Last year we got a tour bus from Melbourne to the Twelve Apostles via the Great Ocean Road. You can read about it here, when I was a lot less verbose in my blog posts. We really wanted to
drive ourselves so told Laura it was an unmissable opportunity, bundled her into the car and off we went.
The Great Ocean Road is a lovely scenic drive, featuring lots of ocean. It's roughly four hours total driving to
the 12 Apostles, but it took us seven because we kept stopping. I tried to keep everyone on track, reminding them
about nightfall, pointing at my watch and getting agitated but they were all too busy enjoying the beautiful
scenery to pay me any attention. It was only when I said the toilets at the Twelve Apostles visitor centre might
close at 5 that we got some movement.
It's some ocean
En Route we saw the Lighthouse from Round the
Twist. I only know this, because our guide last year told us. He also told us that it wasn't a great
lighthouse, as they go, so we're better off going to a different one and pretending it's the one from Round the
Twist. We spent many minutes trying to remember anything about Round the Twist other than the theme song, and Dan reckons there was
an episode with a ghost in the toilet.

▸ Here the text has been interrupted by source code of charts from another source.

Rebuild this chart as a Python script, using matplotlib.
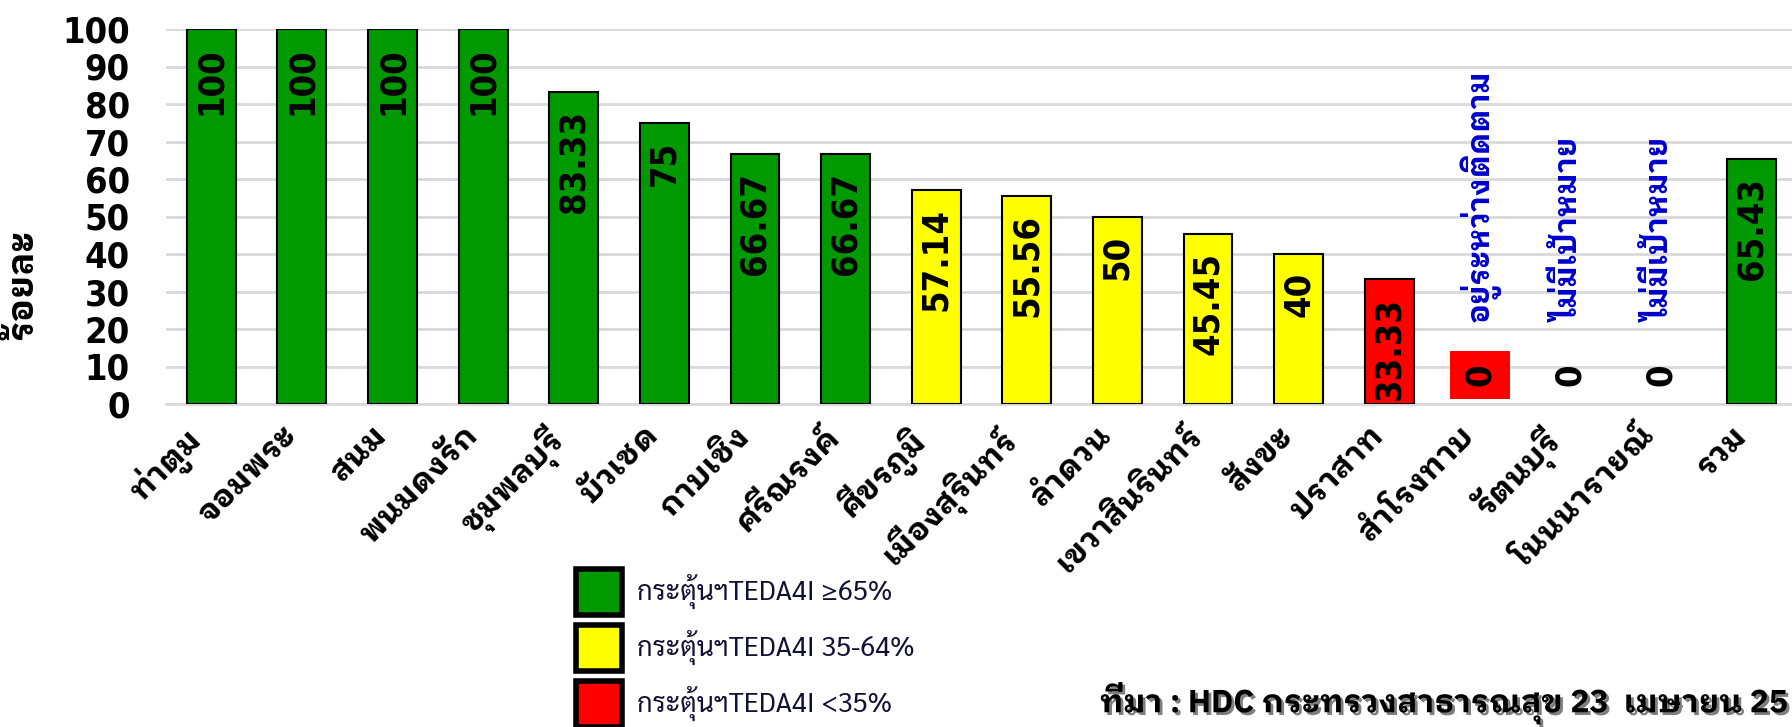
import matplotlib
matplotlib.use('Agg')
import matplotlib.pyplot as plt
import matplotlib.patheffects as pe
from matplotlib.patches import Rectangle

# data
districts = ['ท่าตูม', 'จอมพระ', 'สนม', 'พนมดงรัก', 'ชุมพลบุรี', 'บัวเชด', 'กาบเชิง',
             'ศรีณรงค์', 'ศีขรภูมิ', 'เมืองสุรินทร์', 'ลำดวน', 'เขวาสินรินทร์', 'สังขะ',
             'ปราสาท', 'สำโรงทาบ', 'รัตนบุรี', 'โนนนารายณ์', 'รวม']
percent = [100, 100, 100, 100, 83.33, 75, 66.67, 66.67, 57.14, 55.56, 50, 45.45, 40,
           33.33, 0, 0, 0, 65.43]
value_text = ['100', '100', '100', '100', '83.33', '75', '66.67', '66.67', '57.14', '55.56',
              '50', '45.45', '40', '33.33', '0', '0', '0', '65.43']
notes = {14: 'อยู่ระหว่างติดตาม', 15: 'ไม่มีเป้าหมาย', 16: 'ไม่มีเป้าหมาย'}
legend_labels = ['กระตุ้นฯTEDA4I ≥65%', 'กระตุ้นฯTEDA4I 35-64%', 'กระตุ้นฯTEDA4I <35%']
legend_colors = ['#009900', '#FFFF00', '#FF0000']
source_text = 'ที่มา : HDC กระทรวงสาธารณสุข 23  เมษายน 25'


def level_color(v):
    if v >= 65:
        return legend_colors[0]
    if v >= 35:
        return legend_colors[1]
    return legend_colors[2]


colors = [level_color(v) for v in percent]
thai = ['IBM Plex Sans Thai Looped', 'DejaVu Sans']

W, H = 1792, 727
fig = plt.figure(figsize=(W / 100, H / 100), dpi=100)
ax = fig.add_axes([166 / W, 1 - 404 / H, (1797 - 166) / W, (404 - 29) / H])

x = list(range(len(districts)))
bars = ax.bar(x, percent, width=0.54, color=colors, edgecolor='black', linewidth=1.5, zorder=3)
# zero bars are not drawn
for b, v in zip(bars, percent):
    if v == 0:
        b.set_visible(False)

ax.set_xlim(-0.5, len(districts) - 0.5)
ax.set_ylim(0, 100)
ax.set_yticks(range(0, 101, 10))
ax.grid(axis='y', color='#D9D9D9', linewidth=2, zorder=0)
for s in ['top', 'right', 'left']:
    ax.spines[s].set_visible(False)
ax.spines['bottom'].set_color('#D9D9D9')
ax.spines['bottom'].set_linewidth(2)
ax.tick_params(axis='y', length=0, pad=26)
ax.tick_params(axis='x', length=0, pad=12)
for t in ax.get_yticklabels():
    t.set_fontfamily('DejaVu Sans')
    t.set_fontstretch('condensed')
    t.set_fontweight('heavy')
    t.set_fontsize(26)

ax.set_xticks(x)
ax.set_xticklabels(districts, rotation=45, ha='right', va='top',
                   fontsize=23, fontweight='bold', family=thai)

fig.text(22 / W, 1 - 284 / H, 'ร้อยละ', rotation=90, ha='center', va='center',
         fontsize=26, fontweight='bold', family=thai)

# value labels
for i, (v, s) in enumerate(zip(percent, value_text)):
    if v > 0:
        ax.annotate(s, (i, v), xytext=(0, -13), textcoords='offset points',
                    rotation=90, ha='center', va='top', fontsize=26,
                    fontweight='bold', fontstretch='condensed', family='DejaVu Sans', zorder=4)
    else:
        box = dict(boxstyle='square,pad=0.35', fc='#FF0000', ec='none') if i == 14 else None
        ax.annotate(s, (i, 0), xytext=(0, 13), textcoords='offset points',
                    rotation=90, ha='center', va='bottom', fontsize=26,
                    fontweight='bold', fontstretch='condensed', family='DejaVu Sans',
                    bbox=box, zorder=4)

for i, s in notes.items():
    ax.text(i, 22, s, rotation=90, ha='center', va='bottom', fontsize=22,
            fontweight='bold', color='#0000CC', family=thai)

# legend
for k, (lab, c) in enumerate(zip(legend_labels, legend_colors)):
    y0 = 566 + k * 56
    fig.add_artist(Rectangle((576 / W, 1 - (y0 + 49) / H), 46 / W, 46 / H,
                             transform=fig.transFigure, facecolor=c,
                             edgecolor='black', linewidth=4))
    fig.text(637 / W, 1 - (y0 + 25) / H, lab, ha='left', va='center',
             fontsize=19.5, color='#111133', family=['Sarabun', 'DejaVu Sans'])

fig.text(1100 / W, 1 - 703 / H, source_text, ha='left', va='center', fontsize=23,
         fontweight='bold', family=thai,
         path_effects=[pe.withSimplePatchShadow(offset=(2, -2), alpha=0.5)])

fig.savefig('out.png', dpi=100)
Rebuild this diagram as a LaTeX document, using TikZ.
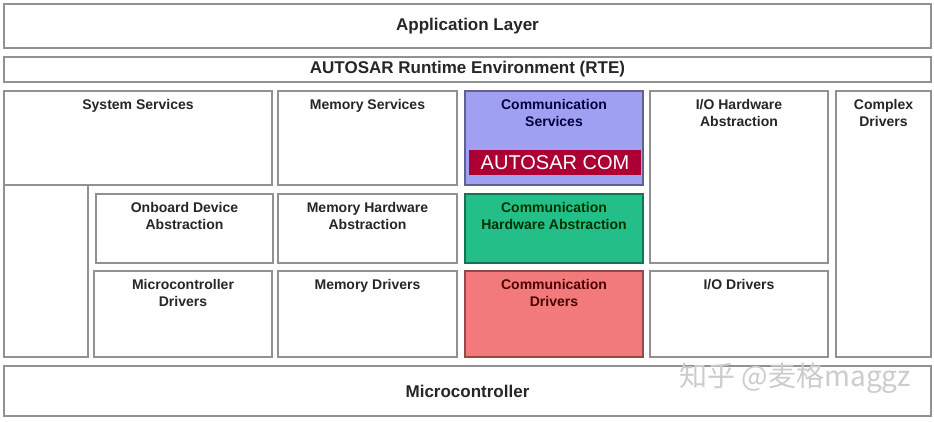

One day I'll watch all the episodes again on YouTube, but I'd really have
to have a full time office job to warrant that amount of procrastination.
A better lighthouse than the Round the Twist one
View from the lighthouse
Dan had an idea to line us up by height for this photo...
The scenery is great and all, but it pales in comparison to the wild koalas. Last year we saw some furry lumps at
the very tops of the trees. This year we saw about 9 koalas, one mother and baby, and one at head height. Even I
found it difficult to point at my watch as we all gathered around the gum tree, inches from his little furry
hands. I still did though. Because I'm relentless.
Only 8. What a joke.
If you're actually driving the Great Ocean Road because you're really keen to see the Twelve Apostles - Limestone
stacks out in the sea - be aware that there are only eight now. You can imagine the devastating disappointment of
arriving, walking the 1.5km to the viewing deck, and only counting eight limestone stacks. No amount of cuddly
koalas can compensate for four missing stacks of rock.
For us it didn't matter, because all we really cared about were the koalas. I've forgotten the lighthouse and the
Twelve Apostles already.
It was at the Visitor Centre (where fortunately the toilets were still open) that I discovered my favourite
Australian thing so far: Smiths (Australian version of Walkers crisps) Chicken Flavour. It sounds weird, but so
delicious. We figured that chicken crisps are basically like eating a roast dinner because it's chicken flavoured
potato. We didn't have any actual dinner on the horizon so we ate a lot of them.